# ENTRIES PROVIDED
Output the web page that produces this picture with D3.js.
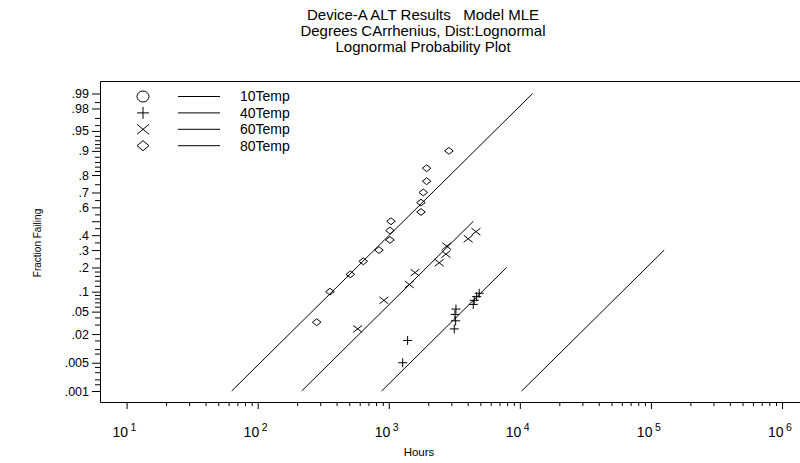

==

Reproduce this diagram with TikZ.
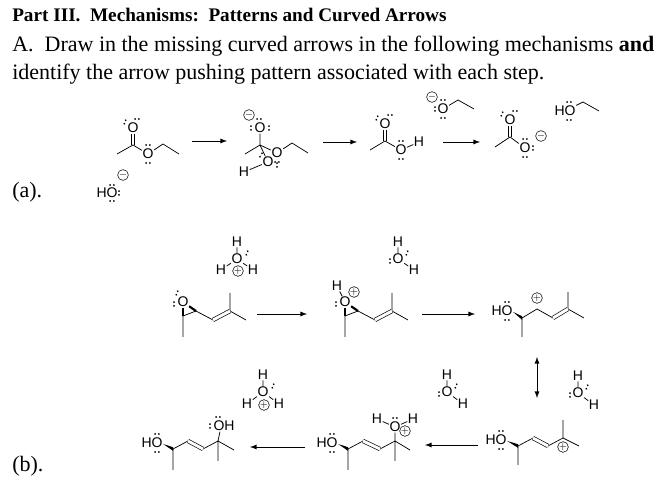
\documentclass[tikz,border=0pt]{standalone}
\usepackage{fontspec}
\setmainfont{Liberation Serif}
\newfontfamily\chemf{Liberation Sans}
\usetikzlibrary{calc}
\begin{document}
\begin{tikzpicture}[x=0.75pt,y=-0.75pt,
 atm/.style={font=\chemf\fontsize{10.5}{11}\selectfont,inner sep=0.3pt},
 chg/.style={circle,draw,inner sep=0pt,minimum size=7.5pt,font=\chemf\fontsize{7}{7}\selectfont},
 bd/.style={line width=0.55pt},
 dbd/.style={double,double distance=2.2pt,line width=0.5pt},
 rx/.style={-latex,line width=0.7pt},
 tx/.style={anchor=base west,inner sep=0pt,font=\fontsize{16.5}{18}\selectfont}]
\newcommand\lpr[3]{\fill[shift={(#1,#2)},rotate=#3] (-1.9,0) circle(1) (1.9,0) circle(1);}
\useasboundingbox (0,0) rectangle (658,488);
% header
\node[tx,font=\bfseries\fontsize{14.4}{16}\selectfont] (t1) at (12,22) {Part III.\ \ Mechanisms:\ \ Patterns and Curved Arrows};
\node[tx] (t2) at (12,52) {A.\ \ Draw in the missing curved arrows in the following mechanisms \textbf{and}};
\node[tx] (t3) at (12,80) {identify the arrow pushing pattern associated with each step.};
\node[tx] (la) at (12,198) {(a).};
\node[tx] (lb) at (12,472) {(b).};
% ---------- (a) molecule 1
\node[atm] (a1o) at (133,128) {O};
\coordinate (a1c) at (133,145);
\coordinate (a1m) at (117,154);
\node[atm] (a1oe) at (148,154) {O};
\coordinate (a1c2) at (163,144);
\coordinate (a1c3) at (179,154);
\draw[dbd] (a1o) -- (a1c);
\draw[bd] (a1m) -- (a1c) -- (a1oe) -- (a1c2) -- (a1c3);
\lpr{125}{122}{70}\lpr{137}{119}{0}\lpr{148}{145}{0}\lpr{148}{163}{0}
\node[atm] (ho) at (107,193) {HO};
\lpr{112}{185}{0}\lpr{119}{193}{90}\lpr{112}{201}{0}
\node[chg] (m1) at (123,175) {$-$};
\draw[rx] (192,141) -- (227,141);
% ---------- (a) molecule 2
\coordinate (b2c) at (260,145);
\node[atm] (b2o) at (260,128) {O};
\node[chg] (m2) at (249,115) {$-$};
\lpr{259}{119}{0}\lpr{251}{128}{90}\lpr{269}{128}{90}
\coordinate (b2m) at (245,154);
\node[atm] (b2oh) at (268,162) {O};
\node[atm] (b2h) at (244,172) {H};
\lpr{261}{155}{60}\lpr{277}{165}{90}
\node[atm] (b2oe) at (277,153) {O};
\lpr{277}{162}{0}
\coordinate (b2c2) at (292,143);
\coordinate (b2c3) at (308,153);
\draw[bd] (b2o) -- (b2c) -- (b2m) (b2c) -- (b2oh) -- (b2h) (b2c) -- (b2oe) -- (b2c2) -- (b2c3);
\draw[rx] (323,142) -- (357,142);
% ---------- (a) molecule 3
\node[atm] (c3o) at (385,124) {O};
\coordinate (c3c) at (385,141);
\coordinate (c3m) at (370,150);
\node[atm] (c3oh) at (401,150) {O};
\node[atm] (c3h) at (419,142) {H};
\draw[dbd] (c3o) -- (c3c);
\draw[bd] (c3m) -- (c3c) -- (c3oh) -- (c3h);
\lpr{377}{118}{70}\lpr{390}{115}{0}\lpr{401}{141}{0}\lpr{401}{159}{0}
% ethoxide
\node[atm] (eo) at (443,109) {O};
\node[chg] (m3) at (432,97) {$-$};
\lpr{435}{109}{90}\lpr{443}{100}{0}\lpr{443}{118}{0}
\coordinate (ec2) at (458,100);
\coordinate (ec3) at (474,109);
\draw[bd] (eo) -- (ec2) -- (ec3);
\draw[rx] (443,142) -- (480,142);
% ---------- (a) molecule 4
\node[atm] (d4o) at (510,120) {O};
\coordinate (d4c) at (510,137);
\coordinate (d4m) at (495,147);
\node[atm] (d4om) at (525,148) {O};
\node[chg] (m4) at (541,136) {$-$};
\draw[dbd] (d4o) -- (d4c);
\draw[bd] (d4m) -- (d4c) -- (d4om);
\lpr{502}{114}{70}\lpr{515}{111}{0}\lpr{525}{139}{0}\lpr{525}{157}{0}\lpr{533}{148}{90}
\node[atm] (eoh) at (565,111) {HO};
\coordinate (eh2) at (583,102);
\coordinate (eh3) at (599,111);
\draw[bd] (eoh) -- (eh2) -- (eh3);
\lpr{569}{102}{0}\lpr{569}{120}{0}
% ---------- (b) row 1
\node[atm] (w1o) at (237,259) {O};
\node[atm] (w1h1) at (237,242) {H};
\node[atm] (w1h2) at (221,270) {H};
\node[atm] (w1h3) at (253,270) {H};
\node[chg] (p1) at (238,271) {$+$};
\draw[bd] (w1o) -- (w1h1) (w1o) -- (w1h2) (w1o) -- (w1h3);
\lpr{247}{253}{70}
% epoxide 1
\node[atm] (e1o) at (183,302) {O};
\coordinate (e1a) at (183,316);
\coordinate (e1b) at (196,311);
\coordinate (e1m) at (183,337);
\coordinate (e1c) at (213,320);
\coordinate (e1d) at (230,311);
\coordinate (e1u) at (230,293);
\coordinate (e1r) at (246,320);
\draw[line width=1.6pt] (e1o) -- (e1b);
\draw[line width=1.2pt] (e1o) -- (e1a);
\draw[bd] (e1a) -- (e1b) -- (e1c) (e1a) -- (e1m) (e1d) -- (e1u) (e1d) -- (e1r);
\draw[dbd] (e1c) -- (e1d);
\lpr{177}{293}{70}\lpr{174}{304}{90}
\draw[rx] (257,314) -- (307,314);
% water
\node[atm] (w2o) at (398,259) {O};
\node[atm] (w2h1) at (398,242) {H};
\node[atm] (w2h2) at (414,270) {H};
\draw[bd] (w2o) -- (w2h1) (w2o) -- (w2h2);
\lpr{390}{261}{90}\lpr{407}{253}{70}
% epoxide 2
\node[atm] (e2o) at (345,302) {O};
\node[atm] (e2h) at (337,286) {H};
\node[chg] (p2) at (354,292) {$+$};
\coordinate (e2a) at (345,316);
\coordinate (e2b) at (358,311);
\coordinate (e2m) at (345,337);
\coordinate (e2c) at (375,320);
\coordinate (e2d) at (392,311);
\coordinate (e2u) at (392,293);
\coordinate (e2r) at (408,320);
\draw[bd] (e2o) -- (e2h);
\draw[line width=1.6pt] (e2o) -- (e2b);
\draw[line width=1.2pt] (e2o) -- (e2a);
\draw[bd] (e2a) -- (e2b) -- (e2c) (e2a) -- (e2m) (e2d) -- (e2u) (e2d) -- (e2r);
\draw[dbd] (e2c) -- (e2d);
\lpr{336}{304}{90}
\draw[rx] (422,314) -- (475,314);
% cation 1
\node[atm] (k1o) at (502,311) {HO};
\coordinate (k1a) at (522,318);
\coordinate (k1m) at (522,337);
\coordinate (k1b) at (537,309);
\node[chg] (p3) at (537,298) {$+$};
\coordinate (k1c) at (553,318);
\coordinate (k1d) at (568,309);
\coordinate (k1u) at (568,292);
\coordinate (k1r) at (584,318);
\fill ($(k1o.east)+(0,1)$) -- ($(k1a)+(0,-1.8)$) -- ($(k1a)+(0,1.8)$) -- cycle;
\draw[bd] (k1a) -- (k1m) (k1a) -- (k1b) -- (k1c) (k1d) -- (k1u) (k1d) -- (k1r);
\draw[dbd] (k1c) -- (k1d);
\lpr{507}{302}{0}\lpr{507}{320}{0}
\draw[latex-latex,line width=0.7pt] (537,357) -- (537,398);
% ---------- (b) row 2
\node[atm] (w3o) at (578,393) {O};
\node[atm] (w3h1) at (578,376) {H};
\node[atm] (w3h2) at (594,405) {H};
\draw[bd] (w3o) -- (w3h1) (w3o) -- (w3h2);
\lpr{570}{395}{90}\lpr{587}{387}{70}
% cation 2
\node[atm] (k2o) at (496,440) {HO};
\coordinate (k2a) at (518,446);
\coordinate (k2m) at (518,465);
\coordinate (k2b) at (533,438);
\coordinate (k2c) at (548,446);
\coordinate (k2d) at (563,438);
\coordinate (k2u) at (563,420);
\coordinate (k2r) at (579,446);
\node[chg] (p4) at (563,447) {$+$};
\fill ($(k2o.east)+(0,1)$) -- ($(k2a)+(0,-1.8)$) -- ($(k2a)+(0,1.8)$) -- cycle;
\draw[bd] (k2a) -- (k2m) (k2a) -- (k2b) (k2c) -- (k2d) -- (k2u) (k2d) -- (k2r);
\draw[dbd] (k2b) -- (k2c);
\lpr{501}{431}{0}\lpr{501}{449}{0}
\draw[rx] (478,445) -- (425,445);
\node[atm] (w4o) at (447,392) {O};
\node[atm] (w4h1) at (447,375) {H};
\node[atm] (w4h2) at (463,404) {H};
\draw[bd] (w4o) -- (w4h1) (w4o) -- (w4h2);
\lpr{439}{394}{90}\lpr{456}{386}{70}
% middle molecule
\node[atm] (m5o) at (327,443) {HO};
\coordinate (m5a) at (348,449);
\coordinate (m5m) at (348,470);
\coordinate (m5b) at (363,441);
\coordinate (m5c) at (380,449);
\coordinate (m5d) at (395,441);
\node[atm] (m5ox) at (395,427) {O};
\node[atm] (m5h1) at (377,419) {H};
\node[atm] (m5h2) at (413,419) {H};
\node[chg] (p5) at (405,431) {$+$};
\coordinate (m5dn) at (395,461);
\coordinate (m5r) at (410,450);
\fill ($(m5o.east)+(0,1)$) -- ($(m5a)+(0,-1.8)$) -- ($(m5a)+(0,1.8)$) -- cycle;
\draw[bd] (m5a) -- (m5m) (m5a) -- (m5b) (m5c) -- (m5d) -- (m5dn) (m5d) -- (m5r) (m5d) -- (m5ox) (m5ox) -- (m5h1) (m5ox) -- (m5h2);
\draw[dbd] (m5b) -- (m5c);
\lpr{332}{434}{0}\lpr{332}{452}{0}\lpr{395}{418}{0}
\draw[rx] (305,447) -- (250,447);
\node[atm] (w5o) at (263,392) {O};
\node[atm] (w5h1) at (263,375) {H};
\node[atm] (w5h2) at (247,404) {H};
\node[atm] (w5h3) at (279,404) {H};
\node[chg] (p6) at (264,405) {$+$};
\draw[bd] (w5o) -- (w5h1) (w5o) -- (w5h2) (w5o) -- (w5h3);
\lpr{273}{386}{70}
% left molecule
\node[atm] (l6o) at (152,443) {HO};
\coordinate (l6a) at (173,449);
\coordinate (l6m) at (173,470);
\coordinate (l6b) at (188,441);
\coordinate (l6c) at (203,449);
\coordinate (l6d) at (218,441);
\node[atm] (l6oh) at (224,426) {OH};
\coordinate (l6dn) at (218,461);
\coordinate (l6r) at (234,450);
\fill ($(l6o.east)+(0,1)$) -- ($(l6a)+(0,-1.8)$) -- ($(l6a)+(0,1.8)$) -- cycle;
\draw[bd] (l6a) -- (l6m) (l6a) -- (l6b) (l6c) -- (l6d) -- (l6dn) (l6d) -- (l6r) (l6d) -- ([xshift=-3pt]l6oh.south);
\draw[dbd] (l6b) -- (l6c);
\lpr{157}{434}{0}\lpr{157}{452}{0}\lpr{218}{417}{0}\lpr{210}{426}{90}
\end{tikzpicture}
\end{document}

==

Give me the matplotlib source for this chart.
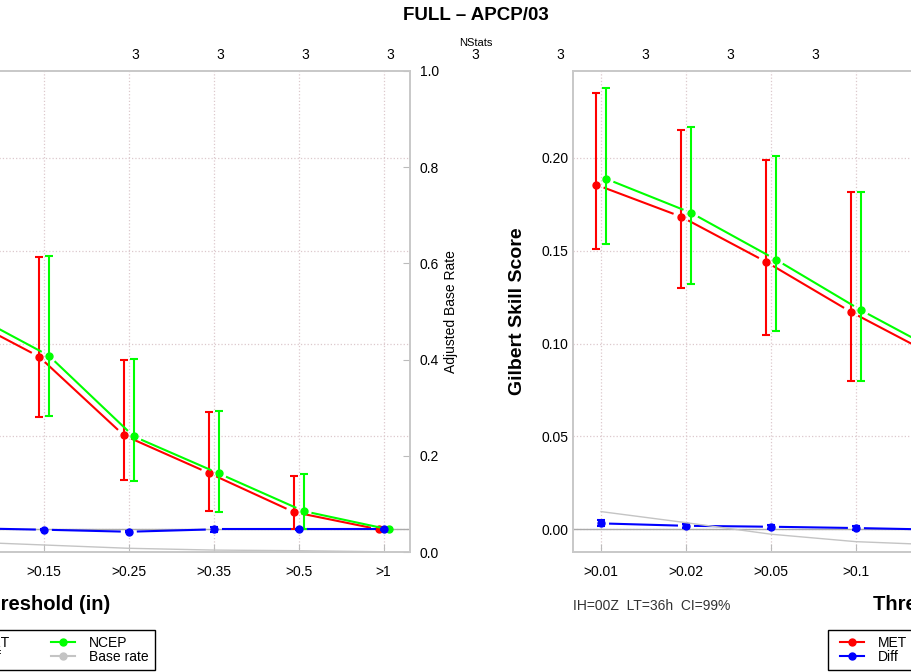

# INSTRUCTIONS FOR THE TASK
Tell how many lines include "this". The number is the whole answer.

# RESPONSE TO THE EXERCISE
3